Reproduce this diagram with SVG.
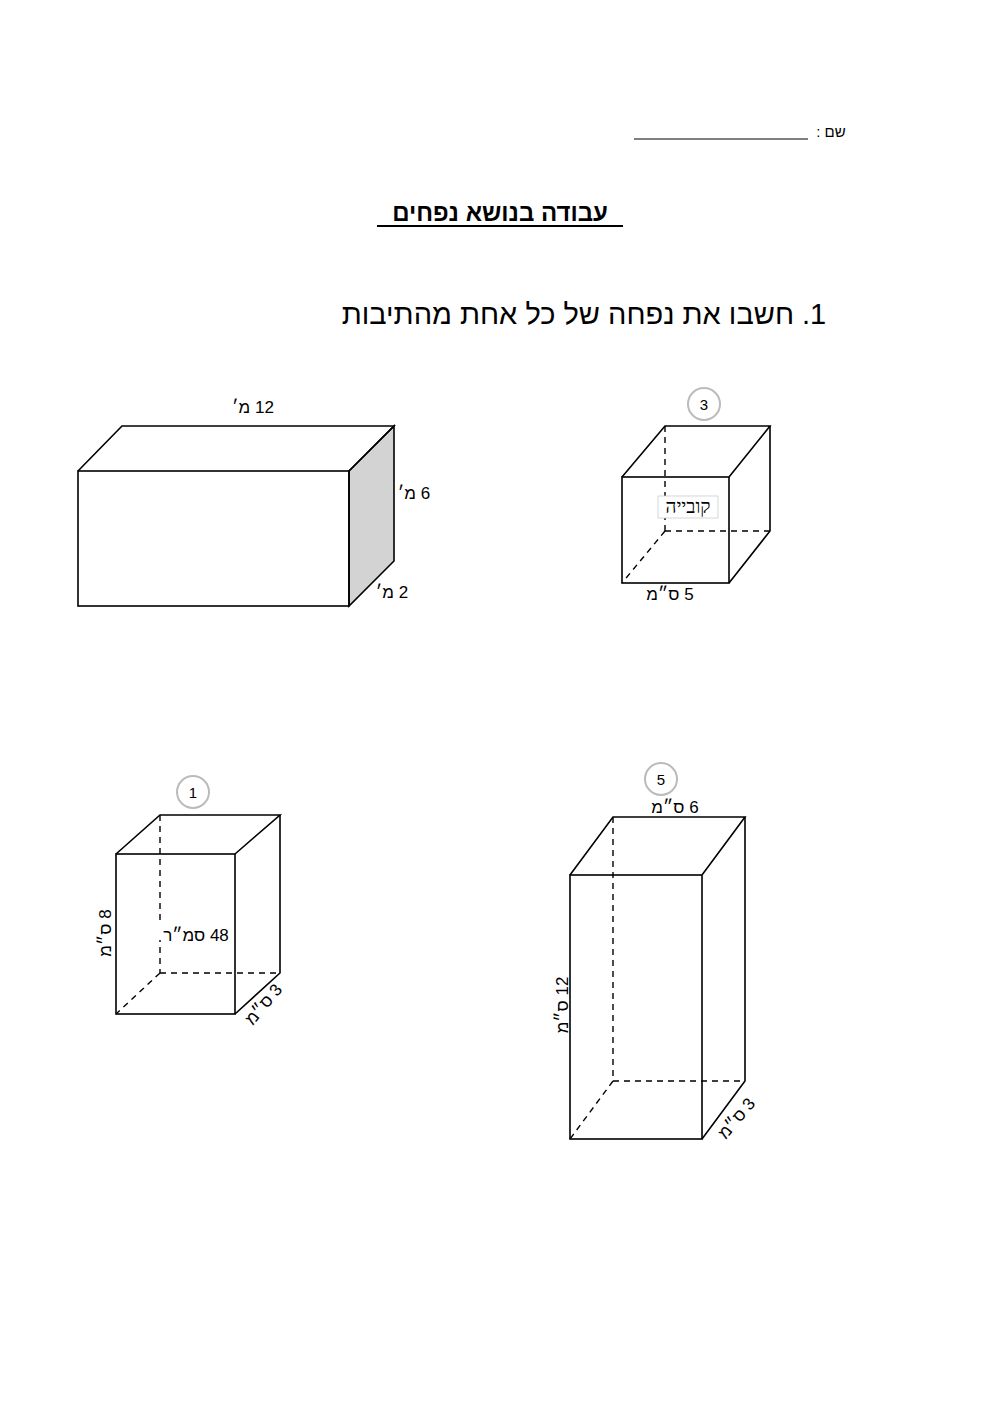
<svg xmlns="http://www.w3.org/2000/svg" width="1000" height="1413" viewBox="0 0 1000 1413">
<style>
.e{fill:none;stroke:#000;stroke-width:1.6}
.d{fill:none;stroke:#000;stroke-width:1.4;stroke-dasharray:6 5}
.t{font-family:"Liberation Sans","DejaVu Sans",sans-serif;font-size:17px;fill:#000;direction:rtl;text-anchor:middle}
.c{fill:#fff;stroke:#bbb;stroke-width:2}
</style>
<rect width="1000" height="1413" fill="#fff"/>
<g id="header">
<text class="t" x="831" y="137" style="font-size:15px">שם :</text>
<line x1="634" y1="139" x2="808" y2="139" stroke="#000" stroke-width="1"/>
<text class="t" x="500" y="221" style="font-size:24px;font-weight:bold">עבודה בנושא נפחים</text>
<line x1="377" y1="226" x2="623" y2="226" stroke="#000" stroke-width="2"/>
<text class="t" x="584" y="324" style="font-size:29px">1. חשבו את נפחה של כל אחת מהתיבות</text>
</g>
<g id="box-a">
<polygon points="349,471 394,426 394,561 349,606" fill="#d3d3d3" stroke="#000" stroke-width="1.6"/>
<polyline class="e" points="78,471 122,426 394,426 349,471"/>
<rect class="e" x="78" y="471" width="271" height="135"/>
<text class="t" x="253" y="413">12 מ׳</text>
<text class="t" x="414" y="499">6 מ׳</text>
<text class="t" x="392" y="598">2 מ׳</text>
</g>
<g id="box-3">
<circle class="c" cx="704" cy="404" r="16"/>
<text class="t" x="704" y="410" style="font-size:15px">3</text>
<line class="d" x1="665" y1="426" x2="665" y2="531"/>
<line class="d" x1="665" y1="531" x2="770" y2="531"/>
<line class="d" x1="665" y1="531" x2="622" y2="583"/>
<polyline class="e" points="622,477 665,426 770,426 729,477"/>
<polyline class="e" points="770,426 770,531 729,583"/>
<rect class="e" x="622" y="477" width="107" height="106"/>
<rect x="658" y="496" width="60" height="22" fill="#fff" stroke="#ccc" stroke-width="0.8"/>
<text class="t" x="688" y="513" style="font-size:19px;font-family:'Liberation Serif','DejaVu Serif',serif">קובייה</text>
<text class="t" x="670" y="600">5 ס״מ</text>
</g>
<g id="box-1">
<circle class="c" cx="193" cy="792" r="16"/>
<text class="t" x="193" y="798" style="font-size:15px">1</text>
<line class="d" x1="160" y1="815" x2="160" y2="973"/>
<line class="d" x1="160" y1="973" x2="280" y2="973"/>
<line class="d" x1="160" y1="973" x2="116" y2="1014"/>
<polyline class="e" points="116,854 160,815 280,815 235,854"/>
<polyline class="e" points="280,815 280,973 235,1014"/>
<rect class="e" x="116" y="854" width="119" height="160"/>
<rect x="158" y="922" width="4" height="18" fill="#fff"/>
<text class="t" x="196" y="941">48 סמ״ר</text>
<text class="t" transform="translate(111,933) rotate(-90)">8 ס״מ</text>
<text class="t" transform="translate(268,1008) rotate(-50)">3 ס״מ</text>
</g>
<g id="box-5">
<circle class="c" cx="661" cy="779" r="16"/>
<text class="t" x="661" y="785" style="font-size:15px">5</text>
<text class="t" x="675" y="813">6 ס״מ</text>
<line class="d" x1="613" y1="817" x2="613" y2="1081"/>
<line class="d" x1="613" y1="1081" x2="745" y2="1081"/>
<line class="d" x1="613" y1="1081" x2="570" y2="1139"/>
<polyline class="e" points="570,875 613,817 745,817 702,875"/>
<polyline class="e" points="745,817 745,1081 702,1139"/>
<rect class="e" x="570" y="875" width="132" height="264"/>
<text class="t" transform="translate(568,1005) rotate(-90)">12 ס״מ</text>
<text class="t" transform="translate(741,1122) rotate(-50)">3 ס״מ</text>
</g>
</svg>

----------

WHAT TO PRODUCE - Each line of the material must be retyped exactly, except that images are omitted.

THE SOLUTION -
Reproduce this diagram with SVG.
<svg xmlns="http://www.w3.org/2000/svg" width="1000" height="1413" viewBox="0 0 1000 1413">
<style>
.e{fill:none;stroke:#000;stroke-width:1.6}
.d{fill:none;stroke:#000;stroke-width:1.4;stroke-dasharray:6 5}
.t{font-family:"Liberation Sans","DejaVu Sans",sans-serif;font-size:17px;fill:#000;direction:rtl;text-anchor:middle}
.c{fill:#fff;stroke:#bbb;stroke-width:2}
</style>
<rect width="1000" height="1413" fill="#fff"/>
<g id="header">
<text class="t" x="831" y="137" style="font-size:15px">שם :</text>
<line x1="634" y1="139" x2="808" y2="139" stroke="#000" stroke-width="1"/>
<text class="t" x="500" y="221" style="font-size:24px;font-weight:bold">עבודה בנושא נפחים</text>
<line x1="377" y1="226" x2="623" y2="226" stroke="#000" stroke-width="2"/>
<text class="t" x="584" y="324" style="font-size:29px">1. חשבו את נפחה של כל אחת מהתיבות</text>
</g>
<g id="box-a">
<polygon points="349,471 394,426 394,561 349,606" fill="#d3d3d3" stroke="#000" stroke-width="1.6"/>
<polyline class="e" points="78,471 122,426 394,426 349,471"/>
<rect class="e" x="78" y="471" width="271" height="135"/>
<text class="t" x="253" y="413">12 מ׳</text>
<text class="t" x="414" y="499">6 מ׳</text>
<text class="t" x="392" y="598">2 מ׳</text>
</g>
<g id="box-3">
<circle class="c" cx="704" cy="404" r="16"/>
<text class="t" x="704" y="410" style="font-size:15px">3</text>
<line class="d" x1="665" y1="426" x2="665" y2="531"/>
<line class="d" x1="665" y1="531" x2="770" y2="531"/>
<line class="d" x1="665" y1="531" x2="622" y2="583"/>
<polyline class="e" points="622,477 665,426 770,426 729,477"/>
<polyline class="e" points="770,426 770,531 729,583"/>
<rect class="e" x="622" y="477" width="107" height="106"/>
<rect x="658" y="496" width="60" height="22" fill="#fff" stroke="#ccc" stroke-width="0.8"/>
<text class="t" x="688" y="513" style="font-size:19px;font-family:'Liberation Serif','DejaVu Serif',serif">קובייה</text>
<text class="t" x="670" y="600">5 ס״מ</text>
</g>
<g id="box-1">
<circle class="c" cx="193" cy="792" r="16"/>
<text class="t" x="193" y="798" style="font-size:15px">1</text>
<line class="d" x1="160" y1="815" x2="160" y2="973"/>
<line class="d" x1="160" y1="973" x2="280" y2="973"/>
<line class="d" x1="160" y1="973" x2="116" y2="1014"/>
<polyline class="e" points="116,854 160,815 280,815 235,854"/>
<polyline class="e" points="280,815 280,973 235,1014"/>
<rect class="e" x="116" y="854" width="119" height="160"/>
<rect x="158" y="922" width="4" height="18" fill="#fff"/>
<text class="t" x="196" y="941">48 סמ״ר</text>
<text class="t" transform="translate(111,933) rotate(-90)">8 ס״מ</text>
<text class="t" transform="translate(268,1008) rotate(-50)">3 ס״מ</text>
</g>
<g id="box-5">
<circle class="c" cx="661" cy="779" r="16"/>
<text class="t" x="661" y="785" style="font-size:15px">5</text>
<text class="t" x="675" y="813">6 ס״מ</text>
<line class="d" x1="613" y1="817" x2="613" y2="1081"/>
<line class="d" x1="613" y1="1081" x2="745" y2="1081"/>
<line class="d" x1="613" y1="1081" x2="570" y2="1139"/>
<polyline class="e" points="570,875 613,817 745,817 702,875"/>
<polyline class="e" points="745,817 745,1081 702,1139"/>
<rect class="e" x="570" y="875" width="132" height="264"/>
<text class="t" transform="translate(568,1005) rotate(-90)">12 ס״מ</text>
<text class="t" transform="translate(741,1122) rotate(-50)">3 ס״מ</text>
</g>
</svg>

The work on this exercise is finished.